My Gudangs have arrived! \o/ And I didn't get stung by Customs and Excise. Three cartons, £45.57 from mykretek.com. I am never smoking a Djarum again if I can help it.
The UK media has discovered the Wikipedia US Senate/House vandalism controversy. I did an interview with the Guardian today, to appear tomorrow in paper and online editions. I expect much more of this. We are currently ridiculously popular — today's Alexa rank is no. 17, which is to say the seventeenth most popular website in the world, and our reach is 32,000 per million, which means 3.2% of all Internet users today visited Wikipedia. That's on a donation-funded site run by a nonprofit with one paid technical employee. Holy Fucking Shit.
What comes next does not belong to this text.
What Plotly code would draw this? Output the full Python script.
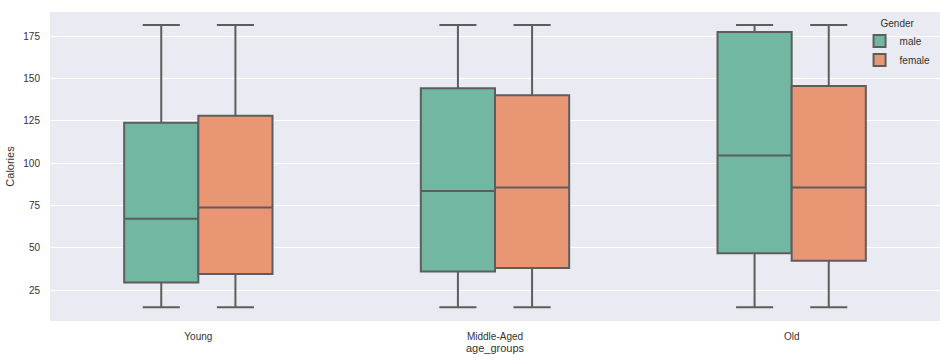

Wikipedia's competition is not other encyclopedias, though we'd love to be good enough. It's other websites. You can dredge through Google looking for a useful summary of something amidst the ad-plastered shopping portals, or you can look on Wikipedia first. So the more bad press we get, the more curious hits we get and the more people realising it doesn't suck. This leads to a 50% rise in page hits in January alone. And 50% more readers means 50% more editors, which means 50% more somewhat brittle editors, which means 500% more wacky stupidity as we're flooded with unenculturated newbies. On Sunday night there was a brief wiki admin war (now jargonised as "wheel war") which Jimbo resolved by temporarily desysoping five people personally. Which is what you get when you admin people who haven't quite got the culture either. Every moment of every day is Interesting Times. I am so very glad not to be playing Judge Dredd any more.
I wonder if we will fall out of fashion before we're bigger than Google. Except without any fucking money.
Update: The Guardian article is up now: Doctoring the past - Wiki style. Not too bad at all, and my quote is accurate.